HUMK"nun 275. ve devamı maddelerinde; "bilirkişilik" müessesesi düzenlenmiş olup, anılan maddede mahkemenin çözümü özel veya teknik bir bilgiyi gerektiren hallerde bilirkişinin oy ve görüşünün alınmasına karar vereceği düzenlendikten sonra 286.maddede de bilirkişinin oy ve görüşünün hakimi bağlamayacağı düzenlenmiş ise de işin çözümünde teknik bilgi ve birikimin gerekliliğine inanılarak bilirkişi incelemesi yaptırıldığına göre verilen raporlar çelişkili ise mahkeme HUMK.nun 283.maddesi hükmüne dayalı olarak, bilirkişiden açıklama ya da ek rapor isteyebileceği gibi 284.maddesi hükmüne dayalı olarak yeni bir bilirkişi heyeti oluşturularak yeni bir rapor alabilir.
Aynı ilkeler 6100 sayılı HMK beşinci bölümünde; "bilirkişi incelemesi" ismi altında ve 266-287.maddeleri arasında düzenlenmiştir.
Bilirkişi raporu, kural olarak hâkimi bağlamaz. Hâkim, raporu serbestçe takdir eder. Hâkim, raporu yeterli görmezse, bilirkişiden ek rapor isteyebileceği gibi gerçeğin ortaya çıkması için önceki bilirkişi veya yeniden seçeceği bilirkişi vasıtasıyla yeniden inceleme de yaptırabilir.
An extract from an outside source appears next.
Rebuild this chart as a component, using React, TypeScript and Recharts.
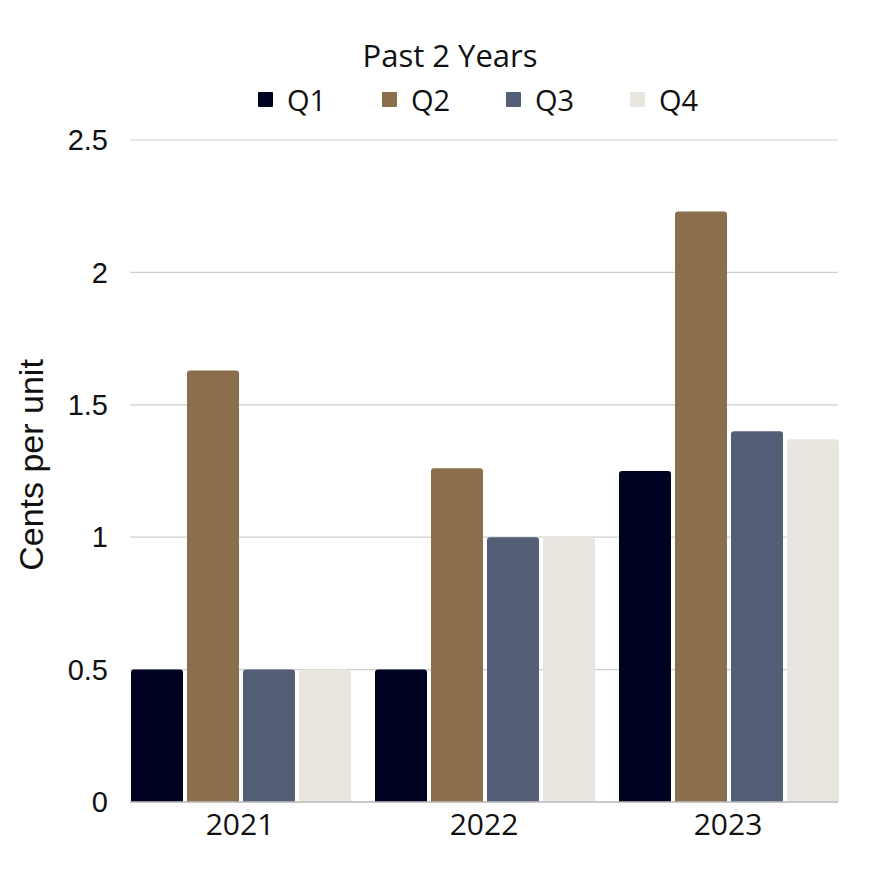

Bilirkişi raporları arasında çelişki varsa hakim çelişkiyi gidermeden karar veremez.
Bu durumda, mahkemece; önceki bilirkişiler dışında oluşturulacak üç kişilik uzman bilirkişi kurulundan alınan raporlardaki çelişkileri de giderecek biçimde rapor alınarak, kusur oranı belirlenmeli sonuca göre gerekirse maddi tazminata ilişkin de yeniden rapor alınmalı ve varılacak sonuca göre karar verilmesi gerekirken, eksik inceleme ile yazılı şekilde hüküm tesisi usul ve yasaya aykırı görülmüş, bu husus bozmayı gerektirmiştir.
Bundan ayrı olarak; davacılar vekilinin 25.08.2008 tarihli dilekçesi ile davacılar Gülşen ve H.Ali açısından talep ettikleri maddi tazminattan vazgeçtiği de dikkate alınmak suretiyle karar verilmesi gerekirken, bilirkişilerce yalnızca Tuğba için hesaplanan maddi tazminat esas alınarak ve hükmedilen tazminatın "davacılara eşit şekilde verilmesine" ilişkin hüküm kurulması doğru görülmemiştir.
Bu itibarla yukarıda açıklanan esaslar gözönünde tutulmaksızın yazılı şekilde hüküm tesisi isabetsiz, temyiz itirazları bu nedenlerle yerinde olduğundan kabulü ile hükmün HUMK.nun 428.maddesi gereğince BOZULMASINA ve peşin alınan temyiz harcının istek halinde temyiz edene iadesine, 19.06.2014 tarihinde oybirliğiyle karar verildi.